Amid Putin’s initial silence, those close to the Kremlin had been quick to accuse Ukraine of orchestrating the attack. Former President Dmitry Medvedev, who now serves as deputy chairman of Russia’s Security Council, was among the first to link the attack to the “Kiev regime”, calling for the “execution of terrorists and repressions against their families”. In what appeared to be a veiled threat to Ukraine’s leadership, he concluded that the “officials of the state that committed the crime” should be “found and mercilessly destroyed”.

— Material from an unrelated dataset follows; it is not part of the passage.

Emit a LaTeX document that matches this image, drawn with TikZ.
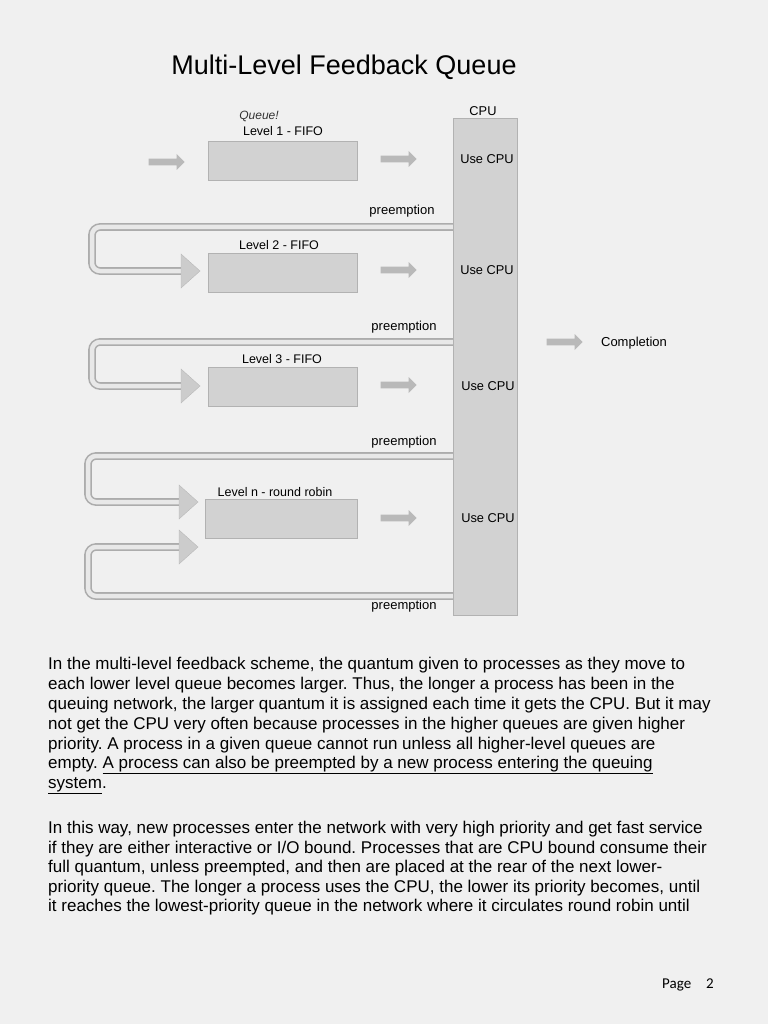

Medvedev’s theory was echoed by various politicians and propagandists, with media magnate Konstantin Malofeyev, who owns the ultranationalist pro-Kremlin Tsargrad television channel, also quick to pin the blame for the attack on Ukraine. “Let’s give the peaceful population of Ukraine 48 hours to leave its cities, and finally end this war with a victorious rout of the enemy”, Malofeyev said on Telegram.

While propagandists rushed to blame Ukraine for the attack, Russian Telegram channels had begun suggesting that it was the work of religious extremists from Tajikistan.

A statement issued by a Central Asian cell of the terrorist group Islamic State on Friday evening that claimed responsibility for the attack only added credence to this theory, with US officials saying that they had “no reason to doubt” the group’s claim. Russia’s security services have in recent months repeatedly claimed to have thwarted attacks by Islamist terror groups.

On Friday night, images of the Tajik nationals alleged to have carried out the attack were circulated widely on Telegram as claims of Islamic State’s involvement gained traction. Having called for journalists to take a “responsible attitude” when reporting “misinformation” about Tajik involvement, Tajikistan’s Ministry of Foreign Affairs said on Saturday morning that two of the alleged attackers had been in Tajikistan since November, while a third had been with his family in the city of Samara in Russia’s Volga region at the time of the attack.

On Saturday morning, just a few hours before Putin’s address to the nation, reports emerged that the perpetrators had been detained in Russia’s western Bryansk region while travelling towards the Ukrainian border, with the FSB alleging that those behind the attack had “links with Ukraine”.

At this point, another version of events emerged: the attack was no longer solely the work of Ukraine, but was orchestrated with the assistance of Western powers and made to look like an Islamist terror attack.

RT head and Kremlin propagandist Margarita Simonyan said that the perpetrators of the attack had been “chosen in a way to convince the stupid global public that it was ISIS”, citing Western reports of ISIS responsibility “before the arrests and the identities of the perpetrators were known” as evidence that the US and Ukraine were behind the attack. She then published videos she said showed the detained perpetrators admitting to having come to Russia from Turkey earlier in March and agreeing to carry out the attack for half a million rubles (€5,000) at the behest of a “preacher”.

Ukraine, meanwhile, had been quick to deny its responsibility for the attack, with presidential advisor Mykhaylo Podolyak saying on Friday that accusations of Ukraine’s involvement made “no sense whatsoever”. The Russian Volunteer Corps, an anti-Kremlin paramilitary group of Russian volunteers fighting alongside the Ukrainian Armed Forces, also denied any involvement in the attack when contacted by Novaya Europe on Friday.

Instead, Podolyak said, the attack was the work of Putin himself to provide a pretext for “a sharp increase in military propaganda, accelerated militarisation, expanded mobilisation, and, ultimately, the scaling up of the war. And also to justify manifestly genocidal strikes on the civilian population of Ukraine”.

Ukraine’s Military Intelligence spokesperson Andriy Yusov echoed Podolyak’s claims, telling news outlet Ukrainska Pravda that the attack was a “deliberate provocation by Putin’s special services, warned about by the international community”, adding that Putin had employed “crimes against his own citizens” to bring himself to power in 1999 and was now doing the same to justify further escalation in the war against Ukraine.